Control issues aside: lack of iCloud saves and my desire for more depth through systems is all that’s left to complain about. I rather enjoyed everything else Anodyne had to offer. For starters, its pacing is console-like; never tossing a score-screen, or menu, in your face before dropping you back into its action. The lack of direction made exploration and puzzles engaging, combat – while serviceable – has its boss battle moments, its dialogue mysteriously intriguing, and its worlds diversely enjoyable. Also, its soundtrack keeps with the tones of its visuals, remaining melodic and memorable as much as it’s enjoyable to the ears. Then there is Young’s post-credits ability that changes everything you’ve learned and throws it out the window, graciously.
Sure, Anodyne could not live up to A Link To The Past, but it’s an artistic-take built off the inspirations of that classic, made by 2 aspiring developers with something to say. That’s commendable in my book. I can only hope Sean and Jonathan continue to support their release and polish this effort past its blemishes.
This experience feels intentionally more about its message than the landscape of the genre, and it’s successful at that. That’s not to say that it is not fun, or attempting to be, but in the end I was more intrigued by what the game was saying, than playing. If you’re shaking your head over that statement, consider looking elsewhere for action-adventure.
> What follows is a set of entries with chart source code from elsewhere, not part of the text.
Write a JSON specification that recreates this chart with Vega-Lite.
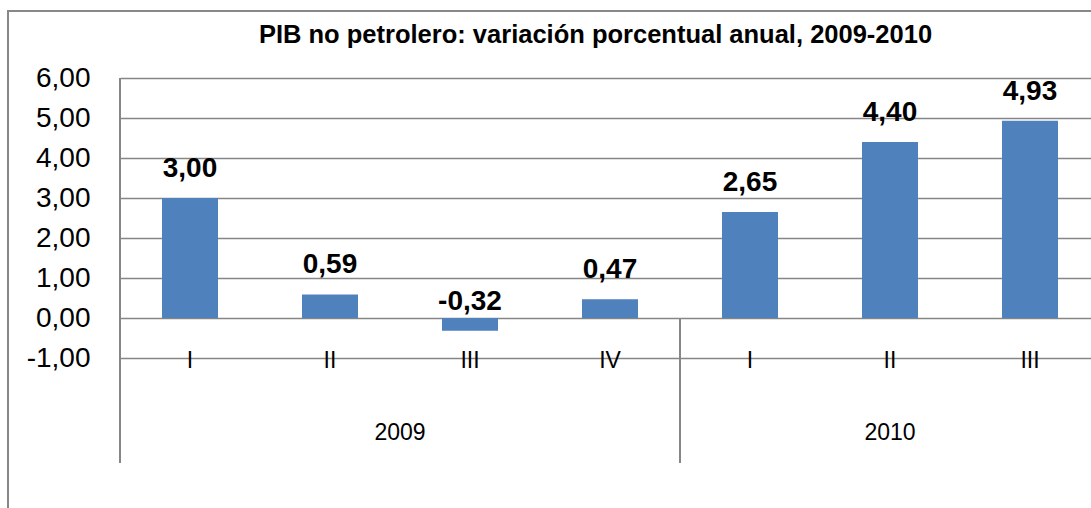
{
  "$schema": "https://vega.github.io/schema/vega-lite/v6.json",
  "autosize": {"type": "none"},
  "padding": {"left": 8, "top": 11, "right": 0, "bottom": 0},
  "width": 1083,
  "height": 497,
  "background": "white",
  "title": {
    "text": "PIB no petrolero: variación porcentual anual, 2009-2010",
    "font": "Liberation Sans",
    "fontSize": 25.5,
    "fontWeight": "bold",
    "color": "black",
    "anchor": "middle",
    "frame": "group",
    "baseline": "alphabetic",
    "offset": -31,
    "dy": 26,
    "dx": 46
  },
  "data": {
    "values": [
      {"year": "2009", "q": "I", "key": "2009-I", "value": 3.00},
      {"year": "2009", "q": "II", "key": "2009-II", "value": 0.59},
      {"year": "2009", "q": "III", "key": "2009-III", "value": -0.32},
      {"year": "2009", "q": "IV", "key": "2009-IV", "value": 0.47},
      {"year": "2010", "q": "I", "key": "2010-I", "value": 2.65},
      {"year": "2010", "q": "II", "key": "2010-II", "value": 4.40},
      {"year": "2010", "q": "III", "key": "2010-III", "value": 4.93}
    ]
  },
  "layer": [
    {
      "mark": {"type": "bar", "color": "#4F81BD", "width": {"band": 0.4}},
      "encoding": {
        "x": {
          "field": "key",
          "type": "nominal",
          "sort": null,
          "scale": {"range": [112, 1092], "paddingInner": 0, "paddingOuter": 0},
          "axis": {
            "orient": "bottom",
            "title": null,
            "labelExpr": "split(datum.value, '-')[1]",
            "labelFont": "Liberation Sans",
            "labelFontSize": 23,
            "labelColor": "black",
            "labelBaseline": "middle",
            "labelPadding": 0,
            "labelAngle": 0,
            "labelOverlap": false,
            "labelFlush": false,
            "ticks": false,
            "tickSize": 0,
            "domain": false,
            "grid": false,
            "offset": -148
          }
        },
        "y": {
          "field": "value",
          "type": "quantitative",
          "scale": {"domain": [-1, 6], "range": [347, 67], "nice": false, "zero": false},
          "axis": {
            "orient": "left",
            "title": null,
            "values": [-1, 0, 1, 2, 3, 4, 5, 6],
            "format": ".2f",
            "labelFont": "Liberation Sans",
            "labelFontSize": 28,
            "labelColor": "black",
            "labelPadding": 0,
            "ticks": false,
            "tickSize": 0,
            "domain": false,
            "grid": true,
            "gridColor": "#868686",
            "gridWidth": 1.5,
            "offset": -82
          }
        }
      }
    },
    {
      "mark": {"type": "text", "font": "Liberation Sans", "fontSize": 28, "fontWeight": "bold", "color": "black", "baseline": "alphabetic", "align": "center", "dy": -21},
      "encoding": {
        "x": {"field": "key", "type": "nominal", "sort": null},
        "y": {"field": "value", "type": "quantitative"},
        "text": {"field": "value", "type": "quantitative", "format": ".2f"}
      }
    },
    {
      "transform": [{"filter": "datum.q == 'I'"}],
      "mark": {"type": "rule", "color": "#868686", "strokeWidth": 2},
      "encoding": {
        "x": {"field": "key", "type": "nominal", "sort": null, "bandPosition": 0},
        "y": {"datum": 0},
        "y2": {"datum": -3.625}
      }
    },
    {
      "transform": [{"filter": "datum.key == '2009-I'"}],
      "mark": {"type": "rule", "color": "#868686", "strokeWidth": 2},
      "encoding": {
        "x": {"field": "key", "type": "nominal", "sort": null, "bandPosition": 0},
        "y": {"datum": 6},
        "y2": {"datum": 0}
      }
    },
    {
      "transform": [{"filter": "datum.key == '2009-II'"}],
      "mark": {"type": "text", "font": "Liberation Sans", "fontSize": 23, "color": "black", "baseline": "middle", "align": "center"},
      "encoding": {
        "x": {"field": "key", "type": "nominal", "sort": null, "bandPosition": 1},
        "y": {"datum": -2.875},
        "text": {"field": "year", "type": "nominal"}
      }
    },
    {
      "transform": [{"filter": "datum.key == '2010-II'"}],
      "mark": {"type": "text", "font": "Liberation Sans", "fontSize": 23, "color": "black", "baseline": "middle", "align": "center"},
      "encoding": {
        "x": {"field": "key", "type": "nominal", "sort": null, "bandPosition": 0.5},
        "y": {"datum": -2.875},
        "text": {"field": "year", "type": "nominal"}
      }
    }
  ],
  "config": {
    "locale": {
      "number": {"decimal": ",", "thousands": ".", "grouping": [3], "currency": ["", " €"], "minus": "-"}
    },
    "view": {"stroke": "#888888", "strokeWidth": 2, "strokeDash": [1084, 1578, 500]}
  }
}
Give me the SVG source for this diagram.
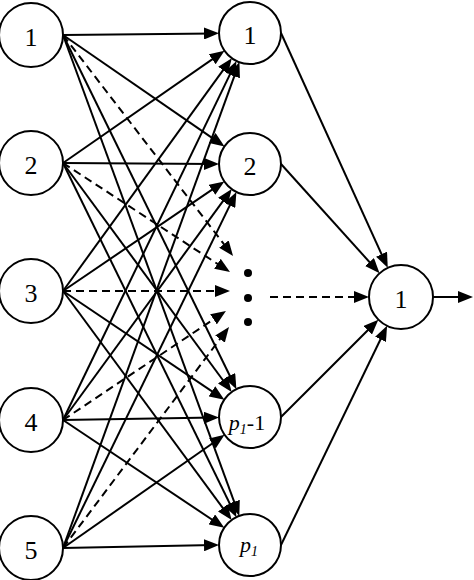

Analgesic Productions’ latest lends itself more to be played on PC – which it is also available on – falling short in the control department enough to say so. While I myself tend to favorite games with a narrative that transcends the video game soap box it speaks from, not everyone will – leaving them with a game that lacks comforting controls and a story that can be interpreted to be more pretentious than not. Still, for my liking, an artistic attempt in video games is often worthy of its frustrations; especially if iOS is the only platform you have to experience it.